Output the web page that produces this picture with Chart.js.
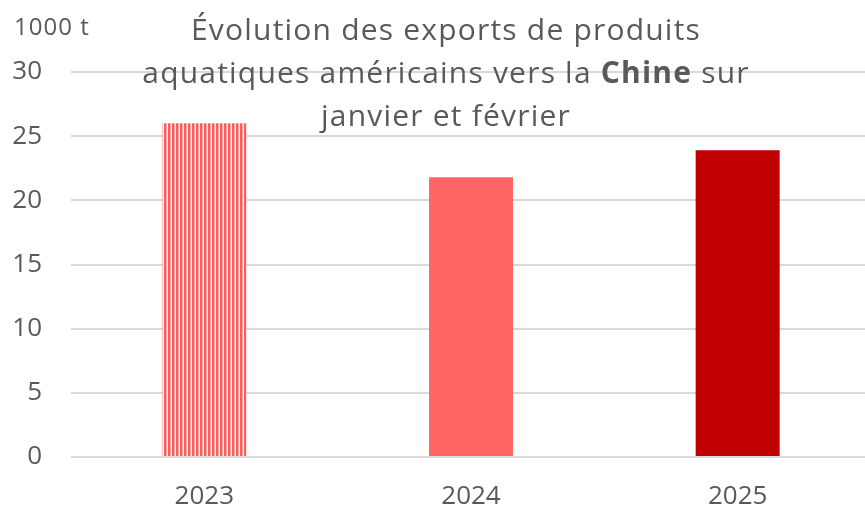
<!DOCTYPE html>
<html>
<head>
<meta charset="utf-8">
<script src="https://cdn.jsdelivr.net/npm/chart.js@4/dist/chart.umd.min.js"></script>
<style>
  html, body { margin: 0; padding: 0; background: #fff; overflow: hidden; }
  #wrap { width: 865px; height: 510px; overflow: hidden; }
</style>
</head>
<body>
<div id="wrap"><canvas id="c" width="871" height="510"></canvas></div>
<script>
// Exports (thousand tonnes), January–February
const years = ['2023', '2024', '2025'];
const exportsKt = [26.0, 21.8, 23.9];
const yTicks = [0, 5, 10, 15, 20, 25, 30];
const unitLabel = '1000 t';
const titleLines = [
  [{ t: 'Évolution des exports de produits' }],
  [{ t: 'aquatiques américains vers la ' }, { t: 'Chine', b: true }, { t: ' sur' }],
  [{ t: 'janvier et février' }]
];

const FONT = '"Open Sans", "Noto Sans", sans-serif';
const GREY = '#595959';

// vertical stripe fill for the first bar
function stripes() {
  const p = document.createElement('canvas');
  p.width = 4; p.height = 4;
  const g = p.getContext('2d');
  g.fillStyle = '#ffffff'; g.fillRect(0, 0, 4, 4);
  g.fillStyle = '#FF5C5C'; g.fillRect(0, 0, 2, 4);
  g.fillStyle = '#FFA6A6'; g.fillRect(2, 0, 1, 4);
  return g.createPattern(p, 'repeat');
}
const ctx0 = document.getElementById('c').getContext('2d');
const barColors = [stripes(), '#FF6666', '#C00000'];

const overlay = {
  id: 'overlay',
  afterDraw(chart) {
    const c = chart.ctx;
    c.save();
    c.fillStyle = GREY;
    c.textBaseline = 'alphabetic';
    c.textAlign = 'left';
    c.letterSpacing = '1px';
    c.font = '24px ' + FONT;
    c.fillText(unitLabel, 14, 35);
    c.letterSpacing = '1.2px';
    const cx = 446, size = 30, base = 40, lh = 43;
    titleLines.forEach((line, i) => {
      let w = 0;
      line.forEach(s => { c.font = (s.b ? 'bold ' : '') + size + 'px ' + FONT; w += c.measureText(s.t).width; });
      let x = cx - w / 2;
      line.forEach(s => {
        c.font = (s.b ? 'bold ' : '') + size + 'px ' + FONT;
        c.fillText(s.t, x, base + i * lh);
        x += c.measureText(s.t).width;
      });
    });
    c.restore();
  }
};

new Chart(ctx0, {
  type: 'bar',
  data: {
    labels: years,
    datasets: [{
      data: exportsKt,
      backgroundColor: barColors,
      borderWidth: 0,
      barPercentage: 1,
      categoryPercentage: 0.315
    }]
  },
  options: {
    responsive: false,
    animation: false,
    layout: { padding: { top: 72, right: 0, bottom: 0, left: 0 } },
    plugins: { legend: { display: false }, title: { display: false }, tooltip: { enabled: false } },
    scales: {
      x: {
        afterFit(s) { s.height = 53; },
        grid: { display: false, drawTicks: false },
        border: { display: false },
        ticks: { color: GREY, font: { family: FONT, size: 26 }, padding: 24 }
      },
      y: {
        min: 0, max: 30,
        afterFit(s) { s.width = 71; },
        afterBuildTicks(s) { s.ticks = yTicks.map(v => ({ value: v })); },
        grid: { color: '#D9D9D9', lineWidth: 2, drawTicks: false },
        border: { display: false },
        ticks: { color: GREY, font: { family: FONT, size: 26 }, padding: 29 }
      }
    }
  },
  plugins: [overlay]
});
</script>
</body>
</html>
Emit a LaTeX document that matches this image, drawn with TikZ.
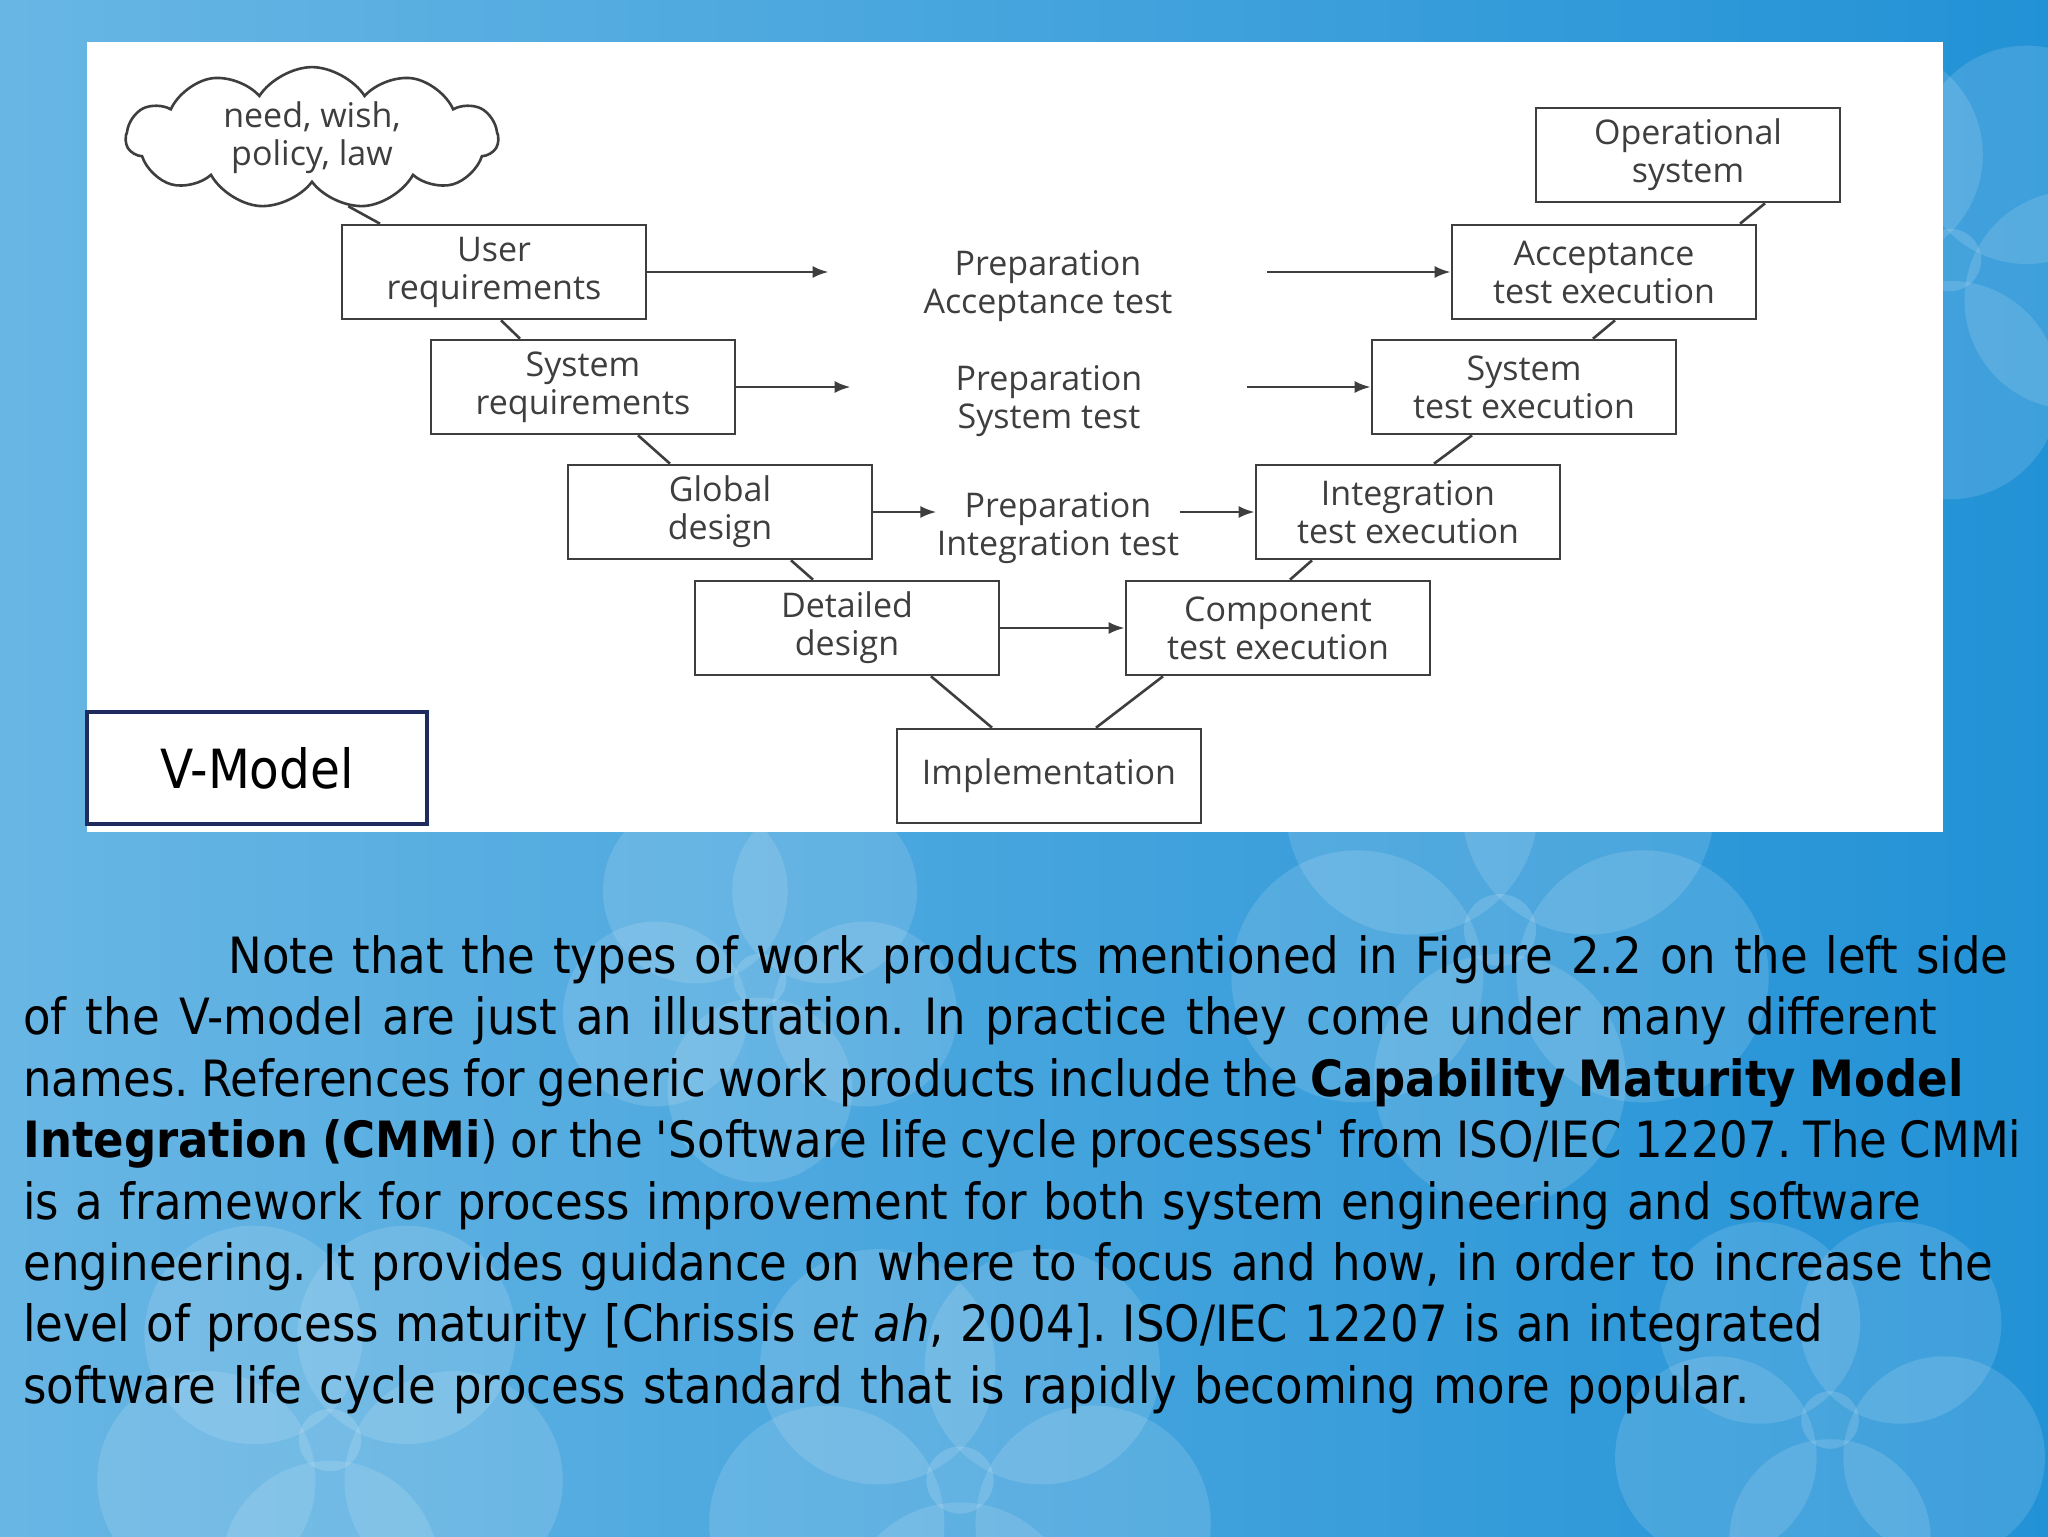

EXERCISE AIM: Exactly as written, return every line of the listing, but not the pictures.

RIGHT ANSWER:
Output the web page that produces this picture with Chart.js.
<!DOCTYPE html>
<html>
<head>
<meta charset="utf-8">
<script src="https://cdn.jsdelivr.net/npm/chart.js@4/dist/chart.umd.min.js"></script>
<style>
  html, body { margin: 0; padding: 0; background: #fff; overflow: hidden; }
  #wrap { width: 865px; height: 510px; overflow: hidden; }
</style>
</head>
<body>
<div id="wrap"><canvas id="c" width="871" height="510"></canvas></div>
<script>
// Exports (thousand tonnes), January–February
const years = ['2023', '2024', '2025'];
const exportsKt = [26.0, 21.8, 23.9];
const yTicks = [0, 5, 10, 15, 20, 25, 30];
const unitLabel = '1000 t';
const titleLines = [
  [{ t: 'Évolution des exports de produits' }],
  [{ t: 'aquatiques américains vers la ' }, { t: 'Chine', b: true }, { t: ' sur' }],
  [{ t: 'janvier et février' }]
];

const FONT = '"Open Sans", "Noto Sans", sans-serif';
const GREY = '#595959';

// vertical stripe fill for the first bar
function stripes() {
  const p = document.createElement('canvas');
  p.width = 4; p.height = 4;
  const g = p.getContext('2d');
  g.fillStyle = '#ffffff'; g.fillRect(0, 0, 4, 4);
  g.fillStyle = '#FF5C5C'; g.fillRect(0, 0, 2, 4);
  g.fillStyle = '#FFA6A6'; g.fillRect(2, 0, 1, 4);
  return g.createPattern(p, 'repeat');
}
const ctx0 = document.getElementById('c').getContext('2d');
const barColors = [stripes(), '#FF6666', '#C00000'];

const overlay = {
  id: 'overlay',
  afterDraw(chart) {
    const c = chart.ctx;
    c.save();
    c.fillStyle = GREY;
    c.textBaseline = 'alphabetic';
    c.textAlign = 'left';
    c.letterSpacing = '1px';
    c.font = '24px ' + FONT;
    c.fillText(unitLabel, 14, 35);
    c.letterSpacing = '1.2px';
    const cx = 446, size = 30, base = 40, lh = 43;
    titleLines.forEach((line, i) => {
      let w = 0;
      line.forEach(s => { c.font = (s.b ? 'bold ' : '') + size + 'px ' + FONT; w += c.measureText(s.t).width; });
      let x = cx - w / 2;
      line.forEach(s => {
        c.font = (s.b ? 'bold ' : '') + size + 'px ' + FONT;
        c.fillText(s.t, x, base + i * lh);
        x += c.measureText(s.t).width;
      });
    });
    c.restore();
  }
};

new Chart(ctx0, {
  type: 'bar',
  data: {
    labels: years,
    datasets: [{
      data: exportsKt,
      backgroundColor: barColors,
      borderWidth: 0,
      barPercentage: 1,
      categoryPercentage: 0.315
    }]
  },
  options: {
    responsive: false,
    animation: false,
    layout: { padding: { top: 72, right: 0, bottom: 0, left: 0 } },
    plugins: { legend: { display: false }, title: { display: false }, tooltip: { enabled: false } },
    scales: {
      x: {
        afterFit(s) { s.height = 53; },
        grid: { display: false, drawTicks: false },
        border: { display: false },
        ticks: { color: GREY, font: { family: FONT, size: 26 }, padding: 24 }
      },
      y: {
        min: 0, max: 30,
        afterFit(s) { s.width = 71; },
        afterBuildTicks(s) { s.ticks = yTicks.map(v => ({ value: v })); },
        grid: { color: '#D9D9D9', lineWidth: 2, drawTicks: false },
        border: { display: false },
        ticks: { color: GREY, font: { family: FONT, size: 26 }, padding: 29 }
      }
    }
  },
  plugins: [overlay]
});
</script>
</body>
</html>
Emit a LaTeX document that matches this image, drawn with TikZ.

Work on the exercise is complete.